Records with drawing code
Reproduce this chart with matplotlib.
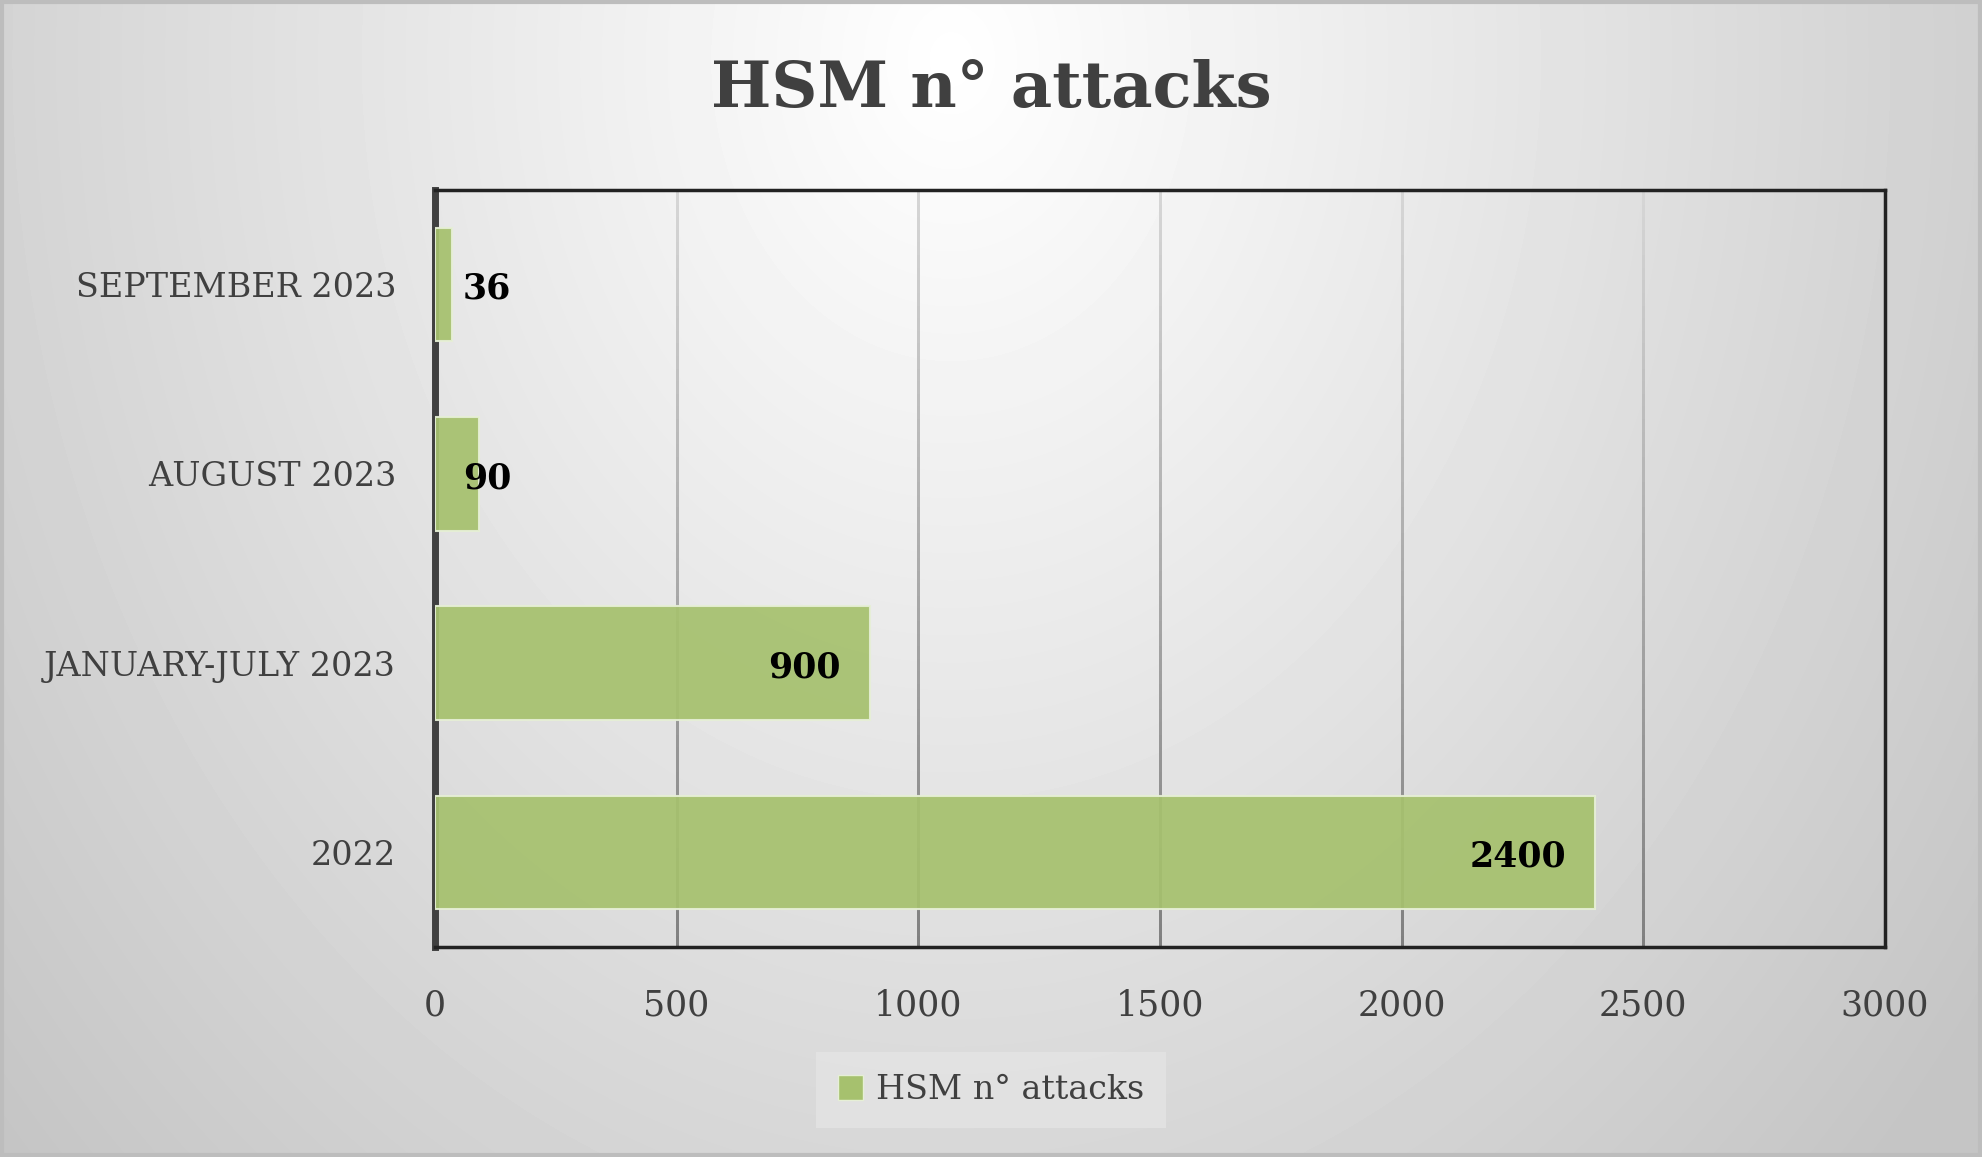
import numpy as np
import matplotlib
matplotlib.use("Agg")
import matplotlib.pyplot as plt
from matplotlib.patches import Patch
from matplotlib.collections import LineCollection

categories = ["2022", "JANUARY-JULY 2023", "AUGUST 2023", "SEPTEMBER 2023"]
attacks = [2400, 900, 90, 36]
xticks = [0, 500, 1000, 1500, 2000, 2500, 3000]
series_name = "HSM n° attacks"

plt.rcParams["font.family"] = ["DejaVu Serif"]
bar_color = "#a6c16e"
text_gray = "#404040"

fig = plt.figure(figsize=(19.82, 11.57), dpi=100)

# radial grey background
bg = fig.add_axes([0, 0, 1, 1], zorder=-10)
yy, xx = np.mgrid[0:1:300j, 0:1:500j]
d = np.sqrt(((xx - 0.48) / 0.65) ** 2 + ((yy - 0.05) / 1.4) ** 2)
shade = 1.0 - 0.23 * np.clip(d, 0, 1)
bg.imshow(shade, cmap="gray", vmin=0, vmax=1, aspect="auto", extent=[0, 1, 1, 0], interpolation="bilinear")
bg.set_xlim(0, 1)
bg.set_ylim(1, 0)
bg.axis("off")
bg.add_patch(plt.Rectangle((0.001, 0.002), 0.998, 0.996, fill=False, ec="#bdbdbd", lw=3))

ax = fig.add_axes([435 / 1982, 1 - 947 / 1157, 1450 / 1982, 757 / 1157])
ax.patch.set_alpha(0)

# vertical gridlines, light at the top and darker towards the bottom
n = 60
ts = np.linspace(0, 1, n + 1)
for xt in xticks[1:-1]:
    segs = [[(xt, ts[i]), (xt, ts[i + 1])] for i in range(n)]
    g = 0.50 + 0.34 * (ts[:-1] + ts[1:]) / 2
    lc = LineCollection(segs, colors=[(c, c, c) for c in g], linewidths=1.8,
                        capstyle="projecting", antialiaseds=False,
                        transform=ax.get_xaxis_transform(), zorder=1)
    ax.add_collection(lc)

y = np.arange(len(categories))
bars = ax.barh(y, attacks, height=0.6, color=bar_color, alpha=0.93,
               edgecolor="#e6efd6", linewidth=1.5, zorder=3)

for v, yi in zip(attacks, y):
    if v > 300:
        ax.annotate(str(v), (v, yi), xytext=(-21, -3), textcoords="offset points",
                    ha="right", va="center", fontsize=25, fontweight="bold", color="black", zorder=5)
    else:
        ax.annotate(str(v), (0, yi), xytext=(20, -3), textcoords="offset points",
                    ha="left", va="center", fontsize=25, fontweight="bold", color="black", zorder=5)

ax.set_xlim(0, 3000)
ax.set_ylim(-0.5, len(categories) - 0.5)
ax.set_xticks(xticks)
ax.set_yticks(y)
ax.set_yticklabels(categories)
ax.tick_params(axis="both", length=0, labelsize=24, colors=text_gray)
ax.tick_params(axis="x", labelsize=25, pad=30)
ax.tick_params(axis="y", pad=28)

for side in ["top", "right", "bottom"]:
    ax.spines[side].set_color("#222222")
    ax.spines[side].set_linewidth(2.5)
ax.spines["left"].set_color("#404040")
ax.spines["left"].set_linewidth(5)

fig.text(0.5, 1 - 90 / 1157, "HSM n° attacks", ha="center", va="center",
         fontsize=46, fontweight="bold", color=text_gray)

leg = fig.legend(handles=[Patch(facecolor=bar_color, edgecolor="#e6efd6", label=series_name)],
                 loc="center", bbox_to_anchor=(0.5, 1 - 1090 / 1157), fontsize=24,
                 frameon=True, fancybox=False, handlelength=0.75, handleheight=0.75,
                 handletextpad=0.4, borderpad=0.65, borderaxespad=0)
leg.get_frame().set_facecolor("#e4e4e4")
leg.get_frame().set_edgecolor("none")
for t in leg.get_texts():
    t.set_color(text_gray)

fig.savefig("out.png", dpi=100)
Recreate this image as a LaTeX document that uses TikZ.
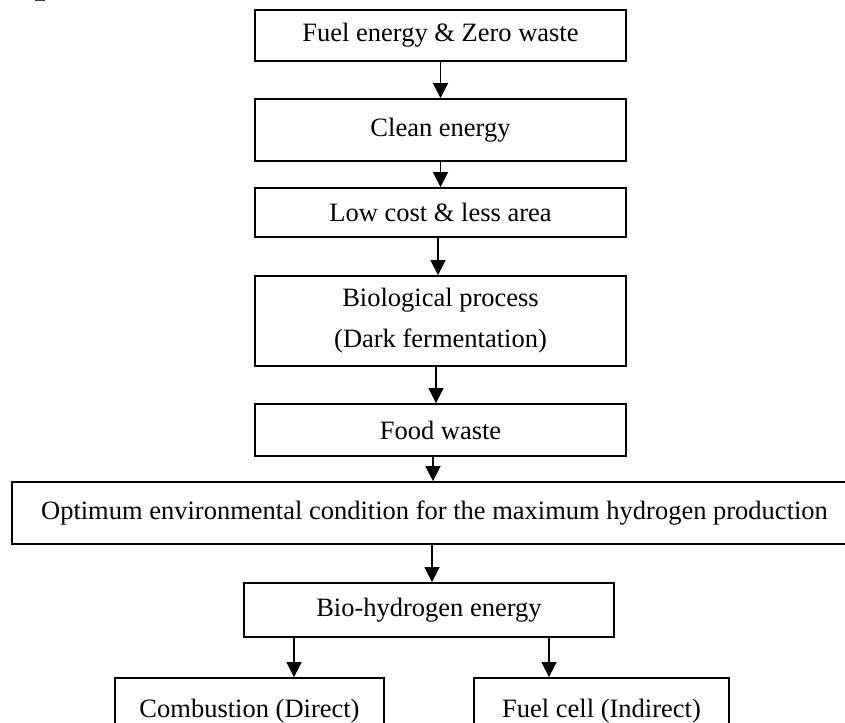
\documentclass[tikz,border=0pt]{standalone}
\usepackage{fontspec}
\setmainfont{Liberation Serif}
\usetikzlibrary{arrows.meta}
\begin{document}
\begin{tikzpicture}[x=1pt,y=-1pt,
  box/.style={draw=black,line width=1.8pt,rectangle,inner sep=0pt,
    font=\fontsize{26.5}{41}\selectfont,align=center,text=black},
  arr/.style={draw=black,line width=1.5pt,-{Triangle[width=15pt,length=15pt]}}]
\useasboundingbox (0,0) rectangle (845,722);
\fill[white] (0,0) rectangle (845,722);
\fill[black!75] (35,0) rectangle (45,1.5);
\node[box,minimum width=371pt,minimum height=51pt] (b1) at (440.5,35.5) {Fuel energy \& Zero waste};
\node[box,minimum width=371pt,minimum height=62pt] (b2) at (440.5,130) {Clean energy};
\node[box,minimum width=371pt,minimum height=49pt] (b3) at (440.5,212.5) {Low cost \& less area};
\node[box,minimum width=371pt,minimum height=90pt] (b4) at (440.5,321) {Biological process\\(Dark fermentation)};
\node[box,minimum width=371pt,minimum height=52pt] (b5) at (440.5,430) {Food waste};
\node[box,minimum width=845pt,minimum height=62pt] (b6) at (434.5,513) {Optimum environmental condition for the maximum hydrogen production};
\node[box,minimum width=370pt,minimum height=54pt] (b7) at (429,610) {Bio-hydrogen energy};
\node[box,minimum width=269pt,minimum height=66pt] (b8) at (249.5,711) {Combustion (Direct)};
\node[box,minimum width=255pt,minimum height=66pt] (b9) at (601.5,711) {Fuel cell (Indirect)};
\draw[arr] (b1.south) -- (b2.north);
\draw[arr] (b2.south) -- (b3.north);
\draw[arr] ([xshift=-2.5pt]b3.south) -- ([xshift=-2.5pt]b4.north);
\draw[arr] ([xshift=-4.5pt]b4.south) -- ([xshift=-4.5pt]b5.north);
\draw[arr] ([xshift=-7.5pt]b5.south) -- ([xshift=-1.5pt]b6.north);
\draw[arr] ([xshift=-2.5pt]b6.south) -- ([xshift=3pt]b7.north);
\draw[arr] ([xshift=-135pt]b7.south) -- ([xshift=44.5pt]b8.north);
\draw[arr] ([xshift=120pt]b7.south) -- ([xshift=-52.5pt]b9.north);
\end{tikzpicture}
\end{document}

■ Work to be completed ■
Extract lines where the string "this" occurs.

■ Exercise answer ■
Reproduce this chart with matplotlib.
Recreate this image as a LaTeX document that uses TikZ.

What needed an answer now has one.